### DATASET EXTRACT
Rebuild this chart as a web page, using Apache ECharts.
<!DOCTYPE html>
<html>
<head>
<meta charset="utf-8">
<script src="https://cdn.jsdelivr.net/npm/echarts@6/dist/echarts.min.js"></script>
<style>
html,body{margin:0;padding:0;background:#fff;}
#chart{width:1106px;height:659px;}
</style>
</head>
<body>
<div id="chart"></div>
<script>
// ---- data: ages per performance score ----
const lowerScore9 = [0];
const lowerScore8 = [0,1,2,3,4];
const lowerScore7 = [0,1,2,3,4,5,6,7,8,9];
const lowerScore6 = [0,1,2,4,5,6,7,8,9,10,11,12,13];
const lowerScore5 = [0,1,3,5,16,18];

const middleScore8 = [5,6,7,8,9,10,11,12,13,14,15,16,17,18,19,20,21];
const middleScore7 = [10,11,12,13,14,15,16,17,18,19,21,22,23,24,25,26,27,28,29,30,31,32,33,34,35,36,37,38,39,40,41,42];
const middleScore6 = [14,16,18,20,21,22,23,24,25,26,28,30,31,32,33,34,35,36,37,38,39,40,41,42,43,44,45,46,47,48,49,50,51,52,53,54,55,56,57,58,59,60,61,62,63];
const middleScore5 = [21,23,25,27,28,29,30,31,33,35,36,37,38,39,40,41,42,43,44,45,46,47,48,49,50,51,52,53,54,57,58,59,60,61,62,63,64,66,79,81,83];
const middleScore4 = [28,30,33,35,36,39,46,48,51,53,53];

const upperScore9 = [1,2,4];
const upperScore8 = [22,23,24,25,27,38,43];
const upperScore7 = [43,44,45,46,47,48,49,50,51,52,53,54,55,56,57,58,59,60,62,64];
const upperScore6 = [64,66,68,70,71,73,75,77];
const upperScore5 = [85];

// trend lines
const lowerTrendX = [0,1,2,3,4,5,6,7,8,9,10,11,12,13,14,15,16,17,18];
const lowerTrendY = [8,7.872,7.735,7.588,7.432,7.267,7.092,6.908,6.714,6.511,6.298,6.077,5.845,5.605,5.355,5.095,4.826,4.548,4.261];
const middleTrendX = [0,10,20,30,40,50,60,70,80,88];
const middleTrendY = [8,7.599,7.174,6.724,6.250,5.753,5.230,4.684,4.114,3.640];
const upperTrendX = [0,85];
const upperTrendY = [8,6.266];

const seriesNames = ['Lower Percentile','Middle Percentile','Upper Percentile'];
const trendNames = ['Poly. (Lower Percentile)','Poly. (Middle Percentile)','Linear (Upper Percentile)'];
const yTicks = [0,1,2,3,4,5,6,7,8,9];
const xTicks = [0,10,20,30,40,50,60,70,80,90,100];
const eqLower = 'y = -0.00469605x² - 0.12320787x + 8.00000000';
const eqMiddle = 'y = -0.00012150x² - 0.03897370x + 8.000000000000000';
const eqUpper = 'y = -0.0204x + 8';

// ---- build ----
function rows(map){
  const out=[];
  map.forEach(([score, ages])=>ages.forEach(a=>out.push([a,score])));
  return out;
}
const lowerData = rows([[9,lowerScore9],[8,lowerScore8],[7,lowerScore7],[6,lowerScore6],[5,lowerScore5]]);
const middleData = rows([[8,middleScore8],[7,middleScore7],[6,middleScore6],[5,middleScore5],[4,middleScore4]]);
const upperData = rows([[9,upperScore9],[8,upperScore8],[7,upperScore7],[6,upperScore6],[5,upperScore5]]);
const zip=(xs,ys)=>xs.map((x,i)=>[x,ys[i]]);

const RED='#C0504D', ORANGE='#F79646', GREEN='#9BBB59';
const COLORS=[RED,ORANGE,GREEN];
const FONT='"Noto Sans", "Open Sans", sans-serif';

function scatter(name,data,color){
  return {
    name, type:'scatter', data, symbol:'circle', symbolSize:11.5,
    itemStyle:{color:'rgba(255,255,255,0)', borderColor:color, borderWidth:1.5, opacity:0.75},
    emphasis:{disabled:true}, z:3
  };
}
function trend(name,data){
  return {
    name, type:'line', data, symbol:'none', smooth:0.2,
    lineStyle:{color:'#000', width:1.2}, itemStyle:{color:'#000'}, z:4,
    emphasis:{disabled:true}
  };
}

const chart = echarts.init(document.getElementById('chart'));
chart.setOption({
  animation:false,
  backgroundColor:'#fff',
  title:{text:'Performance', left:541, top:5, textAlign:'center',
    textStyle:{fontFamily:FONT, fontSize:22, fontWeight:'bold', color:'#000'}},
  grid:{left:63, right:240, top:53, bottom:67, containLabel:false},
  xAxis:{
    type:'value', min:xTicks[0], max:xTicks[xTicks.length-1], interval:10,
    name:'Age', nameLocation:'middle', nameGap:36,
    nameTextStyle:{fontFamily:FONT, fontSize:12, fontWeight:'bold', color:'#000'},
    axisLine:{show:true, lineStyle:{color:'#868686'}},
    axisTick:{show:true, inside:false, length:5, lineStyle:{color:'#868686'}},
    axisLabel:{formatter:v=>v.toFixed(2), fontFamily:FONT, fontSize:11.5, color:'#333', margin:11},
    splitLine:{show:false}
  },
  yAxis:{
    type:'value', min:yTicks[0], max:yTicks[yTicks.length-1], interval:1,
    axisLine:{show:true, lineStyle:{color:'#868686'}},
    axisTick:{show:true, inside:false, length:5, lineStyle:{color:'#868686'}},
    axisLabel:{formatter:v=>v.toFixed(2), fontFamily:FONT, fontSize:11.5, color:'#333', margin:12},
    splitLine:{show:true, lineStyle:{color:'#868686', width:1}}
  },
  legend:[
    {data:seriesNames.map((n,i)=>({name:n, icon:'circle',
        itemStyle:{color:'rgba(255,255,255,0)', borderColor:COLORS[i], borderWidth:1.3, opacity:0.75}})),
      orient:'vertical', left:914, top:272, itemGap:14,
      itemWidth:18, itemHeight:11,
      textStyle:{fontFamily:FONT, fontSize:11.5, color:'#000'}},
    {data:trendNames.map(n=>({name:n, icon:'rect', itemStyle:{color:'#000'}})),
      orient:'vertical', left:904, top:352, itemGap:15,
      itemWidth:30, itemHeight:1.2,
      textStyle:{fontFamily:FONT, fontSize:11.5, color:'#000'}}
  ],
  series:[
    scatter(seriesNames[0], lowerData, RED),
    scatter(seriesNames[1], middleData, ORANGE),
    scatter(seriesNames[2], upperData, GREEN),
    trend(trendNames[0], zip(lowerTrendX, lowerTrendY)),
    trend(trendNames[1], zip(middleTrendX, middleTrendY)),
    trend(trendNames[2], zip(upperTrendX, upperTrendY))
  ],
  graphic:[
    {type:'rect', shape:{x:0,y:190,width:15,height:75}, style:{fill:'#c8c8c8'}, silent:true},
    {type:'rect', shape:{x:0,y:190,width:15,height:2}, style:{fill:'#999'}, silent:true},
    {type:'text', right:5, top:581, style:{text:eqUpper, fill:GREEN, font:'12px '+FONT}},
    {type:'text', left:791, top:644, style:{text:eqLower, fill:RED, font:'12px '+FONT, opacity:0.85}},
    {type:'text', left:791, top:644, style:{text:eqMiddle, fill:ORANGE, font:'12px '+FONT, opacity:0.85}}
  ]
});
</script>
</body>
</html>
######
### DATASET EXTRACT
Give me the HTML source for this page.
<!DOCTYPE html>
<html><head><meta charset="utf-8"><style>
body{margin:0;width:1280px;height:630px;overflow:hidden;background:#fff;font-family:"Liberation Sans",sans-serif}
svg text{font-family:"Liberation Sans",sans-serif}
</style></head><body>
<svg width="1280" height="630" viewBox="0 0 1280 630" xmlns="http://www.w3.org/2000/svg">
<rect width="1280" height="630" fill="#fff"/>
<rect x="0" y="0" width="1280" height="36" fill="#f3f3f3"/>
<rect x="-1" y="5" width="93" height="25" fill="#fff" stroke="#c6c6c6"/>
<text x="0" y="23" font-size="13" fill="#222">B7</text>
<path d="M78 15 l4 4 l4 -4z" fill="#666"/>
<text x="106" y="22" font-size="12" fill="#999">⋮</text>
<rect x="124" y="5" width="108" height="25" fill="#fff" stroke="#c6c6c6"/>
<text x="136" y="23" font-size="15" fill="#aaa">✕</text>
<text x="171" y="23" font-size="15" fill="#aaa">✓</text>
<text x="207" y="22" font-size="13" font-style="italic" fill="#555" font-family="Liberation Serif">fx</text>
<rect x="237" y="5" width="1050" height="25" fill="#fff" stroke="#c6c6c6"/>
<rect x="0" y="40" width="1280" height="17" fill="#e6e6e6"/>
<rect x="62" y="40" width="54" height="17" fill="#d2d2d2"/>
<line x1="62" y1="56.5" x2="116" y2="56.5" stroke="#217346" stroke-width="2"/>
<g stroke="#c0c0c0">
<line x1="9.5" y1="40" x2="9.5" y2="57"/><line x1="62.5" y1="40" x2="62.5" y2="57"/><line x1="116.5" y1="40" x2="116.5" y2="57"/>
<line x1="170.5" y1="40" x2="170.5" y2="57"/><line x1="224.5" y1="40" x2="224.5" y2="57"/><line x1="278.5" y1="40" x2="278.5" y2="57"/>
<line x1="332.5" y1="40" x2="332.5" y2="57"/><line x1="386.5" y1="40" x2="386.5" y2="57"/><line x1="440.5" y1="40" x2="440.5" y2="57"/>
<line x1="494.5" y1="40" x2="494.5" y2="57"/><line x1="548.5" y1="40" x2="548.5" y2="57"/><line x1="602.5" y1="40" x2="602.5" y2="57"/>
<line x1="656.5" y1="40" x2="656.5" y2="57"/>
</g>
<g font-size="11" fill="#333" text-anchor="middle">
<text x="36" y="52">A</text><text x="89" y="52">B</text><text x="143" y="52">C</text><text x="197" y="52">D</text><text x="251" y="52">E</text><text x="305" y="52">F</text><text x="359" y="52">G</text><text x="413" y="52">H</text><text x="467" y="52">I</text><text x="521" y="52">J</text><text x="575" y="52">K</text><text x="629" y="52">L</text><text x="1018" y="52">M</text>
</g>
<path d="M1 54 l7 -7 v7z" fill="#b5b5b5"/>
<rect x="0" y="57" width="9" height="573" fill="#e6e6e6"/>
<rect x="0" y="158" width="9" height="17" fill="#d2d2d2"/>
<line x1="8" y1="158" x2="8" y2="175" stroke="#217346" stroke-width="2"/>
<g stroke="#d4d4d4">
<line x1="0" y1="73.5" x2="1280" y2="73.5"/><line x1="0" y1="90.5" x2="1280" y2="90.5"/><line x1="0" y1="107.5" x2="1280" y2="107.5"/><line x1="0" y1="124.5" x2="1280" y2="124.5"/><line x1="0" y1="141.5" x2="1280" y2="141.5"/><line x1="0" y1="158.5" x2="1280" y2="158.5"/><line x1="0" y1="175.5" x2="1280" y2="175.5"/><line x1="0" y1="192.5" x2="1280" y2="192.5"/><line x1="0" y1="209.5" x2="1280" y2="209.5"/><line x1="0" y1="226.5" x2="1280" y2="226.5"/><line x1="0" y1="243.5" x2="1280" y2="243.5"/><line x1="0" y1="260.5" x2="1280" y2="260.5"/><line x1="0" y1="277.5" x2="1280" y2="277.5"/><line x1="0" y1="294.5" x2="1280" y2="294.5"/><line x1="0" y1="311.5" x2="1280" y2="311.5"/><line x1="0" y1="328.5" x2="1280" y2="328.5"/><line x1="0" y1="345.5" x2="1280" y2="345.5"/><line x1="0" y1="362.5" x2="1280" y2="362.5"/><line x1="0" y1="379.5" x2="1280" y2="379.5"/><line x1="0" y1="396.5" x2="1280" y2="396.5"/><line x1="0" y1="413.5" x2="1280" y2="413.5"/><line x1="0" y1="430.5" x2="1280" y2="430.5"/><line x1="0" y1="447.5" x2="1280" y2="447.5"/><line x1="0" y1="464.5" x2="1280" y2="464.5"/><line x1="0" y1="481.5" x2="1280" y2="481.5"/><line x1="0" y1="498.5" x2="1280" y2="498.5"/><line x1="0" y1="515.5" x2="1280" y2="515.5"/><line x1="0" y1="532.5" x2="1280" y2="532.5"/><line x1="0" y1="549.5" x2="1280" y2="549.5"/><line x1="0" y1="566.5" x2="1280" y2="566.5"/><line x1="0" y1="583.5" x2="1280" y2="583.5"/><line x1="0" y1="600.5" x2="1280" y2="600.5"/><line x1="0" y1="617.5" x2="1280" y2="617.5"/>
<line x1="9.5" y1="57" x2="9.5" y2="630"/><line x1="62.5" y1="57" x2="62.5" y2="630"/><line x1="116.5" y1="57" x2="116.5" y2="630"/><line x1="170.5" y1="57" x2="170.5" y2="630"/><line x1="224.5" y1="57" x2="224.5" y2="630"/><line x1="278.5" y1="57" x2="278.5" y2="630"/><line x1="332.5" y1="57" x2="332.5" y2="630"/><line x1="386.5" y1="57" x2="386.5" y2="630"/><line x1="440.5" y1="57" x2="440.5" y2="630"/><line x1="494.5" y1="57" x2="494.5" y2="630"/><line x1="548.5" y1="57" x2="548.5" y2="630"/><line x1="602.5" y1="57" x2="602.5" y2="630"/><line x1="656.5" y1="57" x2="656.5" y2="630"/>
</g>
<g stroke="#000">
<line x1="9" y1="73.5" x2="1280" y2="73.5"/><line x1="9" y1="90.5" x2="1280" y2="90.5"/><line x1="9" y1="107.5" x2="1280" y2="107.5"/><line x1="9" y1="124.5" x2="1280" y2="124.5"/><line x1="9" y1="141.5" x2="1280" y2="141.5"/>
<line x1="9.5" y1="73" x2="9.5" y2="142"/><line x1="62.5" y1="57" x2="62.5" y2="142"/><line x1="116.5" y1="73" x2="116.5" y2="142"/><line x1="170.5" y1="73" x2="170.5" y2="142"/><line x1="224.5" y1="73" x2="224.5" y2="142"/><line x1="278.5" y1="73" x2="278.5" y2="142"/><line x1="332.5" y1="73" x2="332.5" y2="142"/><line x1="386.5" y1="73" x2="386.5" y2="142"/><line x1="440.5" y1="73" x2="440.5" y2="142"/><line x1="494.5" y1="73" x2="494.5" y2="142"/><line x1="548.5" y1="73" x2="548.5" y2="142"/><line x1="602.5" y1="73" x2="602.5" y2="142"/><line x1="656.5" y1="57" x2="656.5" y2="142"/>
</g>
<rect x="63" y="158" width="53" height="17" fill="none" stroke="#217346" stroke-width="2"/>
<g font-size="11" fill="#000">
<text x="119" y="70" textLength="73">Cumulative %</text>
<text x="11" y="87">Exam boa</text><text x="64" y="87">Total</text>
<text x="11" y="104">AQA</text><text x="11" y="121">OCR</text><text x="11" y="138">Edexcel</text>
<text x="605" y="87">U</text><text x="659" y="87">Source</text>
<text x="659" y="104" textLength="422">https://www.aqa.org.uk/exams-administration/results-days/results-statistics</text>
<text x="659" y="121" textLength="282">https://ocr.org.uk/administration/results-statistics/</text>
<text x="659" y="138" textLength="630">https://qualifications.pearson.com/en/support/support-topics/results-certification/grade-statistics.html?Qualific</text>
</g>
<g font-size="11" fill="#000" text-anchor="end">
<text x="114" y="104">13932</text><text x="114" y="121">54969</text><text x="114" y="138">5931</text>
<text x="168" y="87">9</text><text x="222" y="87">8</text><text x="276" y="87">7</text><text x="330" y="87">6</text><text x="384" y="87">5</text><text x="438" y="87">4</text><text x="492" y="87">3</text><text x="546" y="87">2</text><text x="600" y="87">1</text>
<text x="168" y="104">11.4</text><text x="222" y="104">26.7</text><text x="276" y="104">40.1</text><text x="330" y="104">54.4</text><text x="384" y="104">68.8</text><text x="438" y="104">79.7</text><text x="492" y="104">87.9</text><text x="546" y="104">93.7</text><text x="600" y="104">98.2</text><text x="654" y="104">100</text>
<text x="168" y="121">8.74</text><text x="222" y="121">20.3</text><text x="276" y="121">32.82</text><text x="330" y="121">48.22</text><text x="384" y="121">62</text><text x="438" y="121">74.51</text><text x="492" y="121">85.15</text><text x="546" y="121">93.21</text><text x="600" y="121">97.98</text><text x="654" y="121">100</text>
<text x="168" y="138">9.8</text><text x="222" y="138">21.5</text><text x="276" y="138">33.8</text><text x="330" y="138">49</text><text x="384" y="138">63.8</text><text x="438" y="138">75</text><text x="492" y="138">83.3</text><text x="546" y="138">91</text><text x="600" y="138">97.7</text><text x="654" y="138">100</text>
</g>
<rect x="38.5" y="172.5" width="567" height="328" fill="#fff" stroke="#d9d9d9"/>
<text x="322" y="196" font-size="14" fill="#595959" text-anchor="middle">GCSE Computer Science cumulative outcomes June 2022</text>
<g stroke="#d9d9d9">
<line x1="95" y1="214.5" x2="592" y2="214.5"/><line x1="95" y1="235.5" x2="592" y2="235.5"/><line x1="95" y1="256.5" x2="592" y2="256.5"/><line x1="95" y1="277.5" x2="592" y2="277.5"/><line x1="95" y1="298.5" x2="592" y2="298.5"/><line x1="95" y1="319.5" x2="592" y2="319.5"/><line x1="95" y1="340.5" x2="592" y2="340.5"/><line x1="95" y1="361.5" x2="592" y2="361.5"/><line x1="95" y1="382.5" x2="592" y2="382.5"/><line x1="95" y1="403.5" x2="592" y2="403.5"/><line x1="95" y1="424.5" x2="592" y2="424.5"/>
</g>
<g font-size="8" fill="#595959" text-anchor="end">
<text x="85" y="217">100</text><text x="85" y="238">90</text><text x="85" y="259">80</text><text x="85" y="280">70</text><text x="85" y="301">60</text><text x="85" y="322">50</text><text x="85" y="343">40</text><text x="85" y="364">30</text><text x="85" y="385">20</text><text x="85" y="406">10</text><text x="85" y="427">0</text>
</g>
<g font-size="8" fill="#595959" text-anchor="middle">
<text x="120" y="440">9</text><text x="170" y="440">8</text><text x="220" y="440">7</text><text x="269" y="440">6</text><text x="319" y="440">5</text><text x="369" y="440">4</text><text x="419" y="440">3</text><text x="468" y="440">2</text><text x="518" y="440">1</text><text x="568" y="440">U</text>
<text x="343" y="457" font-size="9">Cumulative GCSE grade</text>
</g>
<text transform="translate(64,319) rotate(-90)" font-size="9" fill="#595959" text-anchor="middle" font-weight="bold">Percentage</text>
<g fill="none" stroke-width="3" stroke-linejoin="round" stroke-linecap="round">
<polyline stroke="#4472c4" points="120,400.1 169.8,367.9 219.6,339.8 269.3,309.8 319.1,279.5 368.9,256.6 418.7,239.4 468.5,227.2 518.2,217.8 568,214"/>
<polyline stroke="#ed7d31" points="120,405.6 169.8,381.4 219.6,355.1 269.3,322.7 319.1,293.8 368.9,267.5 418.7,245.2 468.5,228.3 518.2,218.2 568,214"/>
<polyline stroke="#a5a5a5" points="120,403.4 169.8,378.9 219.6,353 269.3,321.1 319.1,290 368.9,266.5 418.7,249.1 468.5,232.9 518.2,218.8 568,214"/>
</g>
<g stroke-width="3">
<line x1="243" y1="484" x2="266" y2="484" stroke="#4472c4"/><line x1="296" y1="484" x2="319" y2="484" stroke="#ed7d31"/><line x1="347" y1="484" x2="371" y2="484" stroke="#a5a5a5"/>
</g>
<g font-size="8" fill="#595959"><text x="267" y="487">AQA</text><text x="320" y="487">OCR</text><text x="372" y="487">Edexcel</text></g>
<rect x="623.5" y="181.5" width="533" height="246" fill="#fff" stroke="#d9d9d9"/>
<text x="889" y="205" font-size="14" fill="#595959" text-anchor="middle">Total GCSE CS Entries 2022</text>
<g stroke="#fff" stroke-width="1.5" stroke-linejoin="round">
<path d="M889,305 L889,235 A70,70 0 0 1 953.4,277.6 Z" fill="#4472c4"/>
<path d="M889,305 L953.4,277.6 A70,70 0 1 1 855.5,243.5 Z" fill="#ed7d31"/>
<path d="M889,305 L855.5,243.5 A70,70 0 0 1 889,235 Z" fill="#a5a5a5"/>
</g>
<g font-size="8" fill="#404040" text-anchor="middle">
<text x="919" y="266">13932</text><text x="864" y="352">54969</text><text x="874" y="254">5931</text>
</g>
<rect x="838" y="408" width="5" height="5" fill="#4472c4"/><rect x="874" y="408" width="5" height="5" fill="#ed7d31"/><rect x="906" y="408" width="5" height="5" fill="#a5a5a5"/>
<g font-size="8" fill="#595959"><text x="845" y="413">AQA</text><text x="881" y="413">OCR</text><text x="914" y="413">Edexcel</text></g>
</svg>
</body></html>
######
### DATASET EXTRACT
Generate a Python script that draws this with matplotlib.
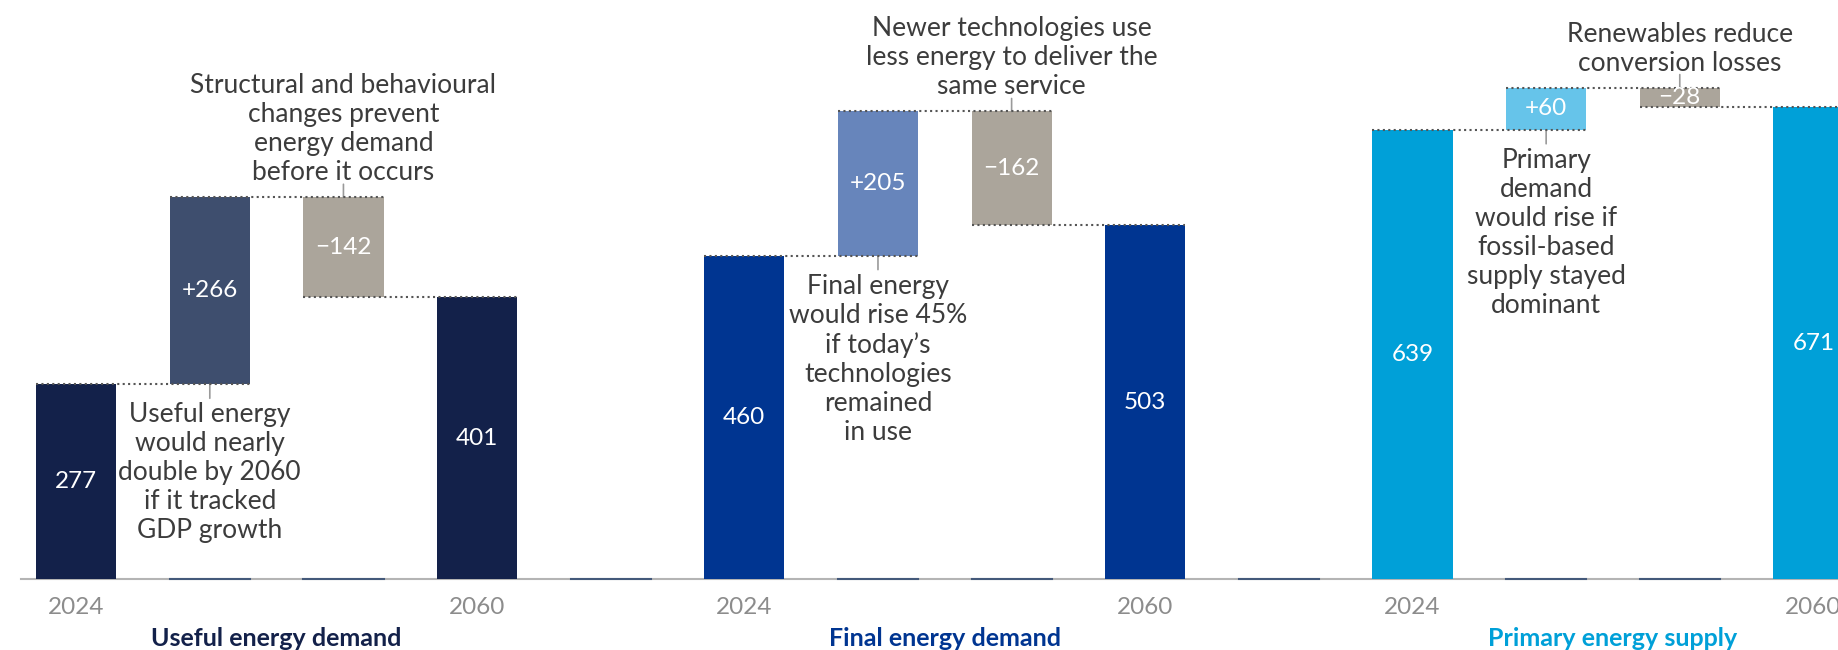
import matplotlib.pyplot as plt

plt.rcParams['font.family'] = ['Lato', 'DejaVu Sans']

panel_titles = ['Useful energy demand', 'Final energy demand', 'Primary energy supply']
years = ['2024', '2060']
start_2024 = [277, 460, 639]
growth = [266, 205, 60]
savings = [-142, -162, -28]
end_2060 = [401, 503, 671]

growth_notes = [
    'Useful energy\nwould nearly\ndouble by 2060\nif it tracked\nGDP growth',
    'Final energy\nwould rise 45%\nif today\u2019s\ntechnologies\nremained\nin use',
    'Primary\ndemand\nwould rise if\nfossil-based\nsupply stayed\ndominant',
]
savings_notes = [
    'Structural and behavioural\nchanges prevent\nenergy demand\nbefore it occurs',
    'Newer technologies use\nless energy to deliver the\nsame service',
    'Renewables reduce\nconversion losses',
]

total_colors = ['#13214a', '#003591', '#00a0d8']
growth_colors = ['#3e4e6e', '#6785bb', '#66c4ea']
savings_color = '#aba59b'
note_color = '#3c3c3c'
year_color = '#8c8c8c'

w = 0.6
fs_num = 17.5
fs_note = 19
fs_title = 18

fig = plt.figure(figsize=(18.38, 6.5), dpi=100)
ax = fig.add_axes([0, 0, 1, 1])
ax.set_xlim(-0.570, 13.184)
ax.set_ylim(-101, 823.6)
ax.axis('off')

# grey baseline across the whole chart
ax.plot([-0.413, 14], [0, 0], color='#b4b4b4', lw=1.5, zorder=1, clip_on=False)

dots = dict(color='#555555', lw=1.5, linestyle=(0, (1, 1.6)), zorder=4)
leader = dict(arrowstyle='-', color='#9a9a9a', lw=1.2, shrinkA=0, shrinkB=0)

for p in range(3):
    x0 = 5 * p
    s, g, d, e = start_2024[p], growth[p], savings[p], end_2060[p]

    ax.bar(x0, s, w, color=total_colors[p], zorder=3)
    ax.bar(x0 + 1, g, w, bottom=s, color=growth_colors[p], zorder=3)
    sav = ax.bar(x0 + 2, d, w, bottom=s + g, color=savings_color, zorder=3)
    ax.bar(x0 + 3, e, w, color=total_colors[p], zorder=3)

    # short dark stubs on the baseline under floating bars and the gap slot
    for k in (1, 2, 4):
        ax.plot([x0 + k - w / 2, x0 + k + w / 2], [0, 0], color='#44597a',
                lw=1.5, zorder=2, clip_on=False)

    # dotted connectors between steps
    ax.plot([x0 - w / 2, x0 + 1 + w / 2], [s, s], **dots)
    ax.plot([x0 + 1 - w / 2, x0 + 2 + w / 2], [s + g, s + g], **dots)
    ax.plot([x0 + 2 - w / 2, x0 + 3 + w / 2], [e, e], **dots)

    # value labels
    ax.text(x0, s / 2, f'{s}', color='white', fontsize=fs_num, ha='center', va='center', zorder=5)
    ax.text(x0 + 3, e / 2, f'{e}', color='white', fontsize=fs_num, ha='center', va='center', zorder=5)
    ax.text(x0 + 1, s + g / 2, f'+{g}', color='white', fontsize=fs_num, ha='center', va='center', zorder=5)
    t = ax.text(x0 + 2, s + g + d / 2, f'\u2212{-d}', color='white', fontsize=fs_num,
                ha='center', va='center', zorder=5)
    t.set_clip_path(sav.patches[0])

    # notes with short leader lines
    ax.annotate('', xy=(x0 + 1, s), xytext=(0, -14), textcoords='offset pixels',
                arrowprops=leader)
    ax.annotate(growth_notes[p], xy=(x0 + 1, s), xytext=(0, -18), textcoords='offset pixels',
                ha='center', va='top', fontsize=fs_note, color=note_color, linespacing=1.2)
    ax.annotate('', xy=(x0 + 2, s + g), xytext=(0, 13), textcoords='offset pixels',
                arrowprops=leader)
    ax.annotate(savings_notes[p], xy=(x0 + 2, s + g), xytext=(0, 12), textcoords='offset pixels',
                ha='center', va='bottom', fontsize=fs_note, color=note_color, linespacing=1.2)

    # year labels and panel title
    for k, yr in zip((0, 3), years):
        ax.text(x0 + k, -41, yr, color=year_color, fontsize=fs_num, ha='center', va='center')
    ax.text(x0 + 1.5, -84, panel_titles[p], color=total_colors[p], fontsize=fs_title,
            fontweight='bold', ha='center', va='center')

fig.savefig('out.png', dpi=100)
######
### GIVEN EXERCISE
Nothing but the lines from the one containing "Generate a Python" through the one containing "end_2060 = [401, 503, 671]" should appear in your copy, exactly as written and without pictures.

### EXERCISE RESPONSE
Generate a Python script that draws this with matplotlib.
import matplotlib.pyplot as plt

plt.rcParams['font.family'] = ['Lato', 'DejaVu Sans']

panel_titles = ['Useful energy demand', 'Final energy demand', 'Primary energy supply']
years = ['2024', '2060']
start_2024 = [277, 460, 639]
growth = [266, 205, 60]
savings = [-142, -162, -28]
end_2060 = [401, 503, 671]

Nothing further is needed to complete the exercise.